Ay, amigos, todo esto de la pobreza energética, lo de la anciana que ha muerto quemada por alumbrarse con velas porque le habían cortado la luz, me retrotrae a mi más tierna infancia. Aquellos tiempos que parecía que nunca volverían y que están aquí, tan cerca de nosotros, aunque no los veamos porque ahora, por más que la crisis nos haya bajado los humos a muchos, algunos todavía podemos vivir bien, disponer de lo necesario e incluso de algo de lo superfluo.

Y es que, cuando era un crío, yo y tantos otros, la inmensa mayoría de los españoles, vivíamos como lo hacen ahora esos cinco millones de nuestros compatriotas que no pueden ni siquiera enchufar un radiador para protegerse del frío. Me refiero fundamentalmente a los que estábamos en las ciudades, que lo pasábamos mucho peor que los que tenían sus hogares en el campo o en los pueblos pequeños. En aquellos tiempos de la posguerra civil, los habitantes del mundo rural tenían gallinas que ponían huevos, algún pequeño trozo de tierra donde cultivar unas patatas, unas hortalizas, o criar animales, conejos, pollos, un cerdo, y ser autosuficientes a la hora de comer. Incluso para calentarse en los fríos días de invierno, solían tener un hogar y leña. Les faltaban muchas cosas, había miseria, pero podían al menos comer y calentarse.

Sin embargo, en las ciudades, la gente pobre -más del 80% de la población- disponíamos solo de lo que se podía comprar con dinero, y nuestros padres ganaban muy poco por más que trabajaran horas y horas en sus oficios. A la hora de alimentarte, en el mejor de los casos, tenías un desayuno, una comida y una cena, y hasta quizás una merienda de pan con aceite y azúcar, pero pocos se levantaban de la mesa sin ganas de comer algo más. En invierno, como vivíamos en casas muy viejas y destartaladas, el frío se colaba por las ventanas que no cerraban bien, si es que no se había roto un cristal y se había cubierto el hueco con un trozo de cartón hasta que se pudiera poner uno nuevo, gasto que no sería posible hacer hasta que las circunstancias lo permitieran.
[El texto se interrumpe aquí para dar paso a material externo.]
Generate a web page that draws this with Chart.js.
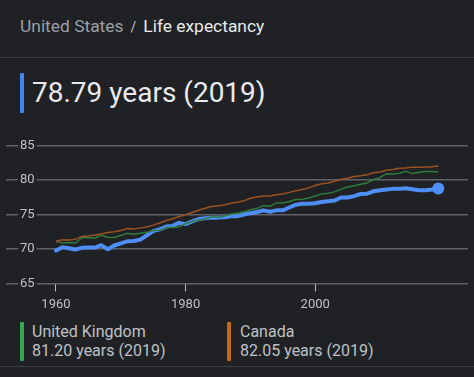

Cuando hacía frío, donde mejor se estaba era en la cama porque ahí te encontrabas caliente, con las mantas y el abrigo que nunca estaba en un armario, sino extendido sobre la cama para conseguir más calor. En mi familia, los tres hijos mayores éramos muy aficionados a la lectura desde que éramos unos críos y conseguíamos libros alquilándolos, cambiando novelas en los kioscos, o por el préstamo de alguien que los tuviera. Yo me leí la biblioteca de mi colegio completa cuando apenas tenía trece años. Los primeros, Julio Verne, Cervantes, Stevenson, los conseguí allí. Me los dejaban llevar a casa y allí se los pasaba a mis hermanos. Leíamos por la noche en la cama, y mi madre continuamente nos decía: «Hijos, apagad ya la luz, que luego viene el recibo y no tendré suficiente para pagarlo. Que a la señora María se la han cortado. A ver si nos va a pasar a nosotros lo mismo». Ya ven, pobreza energética por todos lados.

Pero uno se pensaba que eso ya no volvería a ocurrir nunca. Parecía que vivíamos unos tiempos en los que era imposible que tal cosa ocurriera. Al principio de la democracia, en los ayuntamientos había un concejal de Servicios Sociales. Allí acudían los ciudadanos necesitados que tenían problemas serios de este tipo. Yo he visto funcionar a esos concejales. Sacaban dinero de debajo de las piedras de sus presupuestos para solucionar problemas urgentes. Yo he visto a uno de ellos llegar al despacho de un alcalde y decirle: «Tengo una madre de ocho hijos que se le ha roto la lavadora y no puede comprarse una; dime de dónde saco el dinero, pero dímelo ya». Y encontraban cómo hacerlo, aunque fuese pagando con el dinero de su propio sueldo (sí, con su propio sueldo, ¿les doy nombres?).

Ahora las cosas no funcionan igual. En el caso de la anciana quemada en Reus, el ayuntamiento le echa la culpa a la empresa y la empresa al ayuntamiento. Para los que vivimos lo que arriba les cuento, esto es como si volvieran aquellos tiempos, y se nos ponen los pelos de punta. Alumbrándose con velas porque le habían cortado la luz por falta de dinero para pagarla. Qué horror, oiga. Si parecen cosas de los años cincuenta.